X-rays differ from light waves we see with our eyes, not just in their wavelengths, but also in their energies and penetrative abilities. The shorter the wavelength, the higher the energy of the X-ray and the greater its potential to penetrate materials. To fully understand the implications of their interactions with matter, it's essential to be aware of changes they undergo like scattering.

Wavelength shift in context with Compton scattering refers to the change in the wavelength of X-rays after they collide with electrons. This shift occurs because the X-ray photons lose some of their energy to the electrons, which alters their wavelengths.
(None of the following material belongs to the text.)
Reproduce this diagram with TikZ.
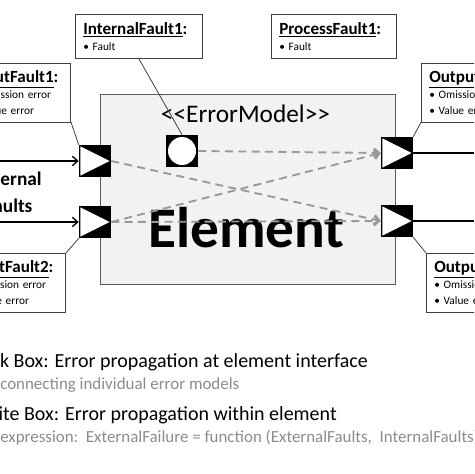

The key factor is the shift formula from the original wavelength to the scattered wavelength:

• Initial wavelength: \( \lambda \)
• Scattered wavelength: \( \lambda' \)
• Wavelength shift: \( \Delta \lambda \)

The equation for the Compton wavelength shift is:\[\Delta \lambda = \lambda' - \lambda = \frac{h}{mc}(1 - \cos \theta)\]Here each variable represents:

• \(h\) is Planck's constant (\( 6.626 \times 10^{-34} \) Js)
• \(m\) is the electron rest mass (\( 9.11 \times 10^{-31} \) kg)
• \(c\) is the speed of light (\( 3 \times 10^{8} \) m/s)
• \(\theta\) is the scattering angle

This subtle change in wavelength plays a significant role in material analysis and provides insights into particle interactions on a quantum scale.

The scattering angle \( \theta \) is a critical factor in determining the extent of the wavelength shift in Compton scattering. This angle is the measure of deviation in the direction of the X-ray after it collides with an electron. As \( \theta \) changes, so does the value of \(1 - \cos \theta\), directly influencing the wavelength shift.
For the longest possible wavelength, the maximum value of \(1 - \cos \theta\), which is 2, occurs when \( \theta \) is 180°. At this angle, the X-ray is scattered back in the exact opposite direction, resulting in the greatest energy loss and hence the largest increase in wavelength. This phenomenon is central in exploring how particles like X-rays behave when interacting with matter.

Planck's constant \(h\) is a fundamental constant in quantum mechanics, and it plays a vital role in the study of electromagnetic radiation. Its value is approximately \( 6.626 \times 10^{-34} \) Joule-seconds. This small, crucial constant bridges the gap between the macroscopic and quantum worlds, offering insight into photon behaviors and energies.
In the Compton effect, Planck's constant helps relate the energy of the X-ray photons to their wavelength changes. Together with the speed of light \(c\) and the electron rest mass \(m\), it allows us to calculate how much an X-ray's wavelength will shift during scattering. Recognizing the role of Planck's constant is key to understanding broader principles in physics, including the quantization of electromagnetic radiation.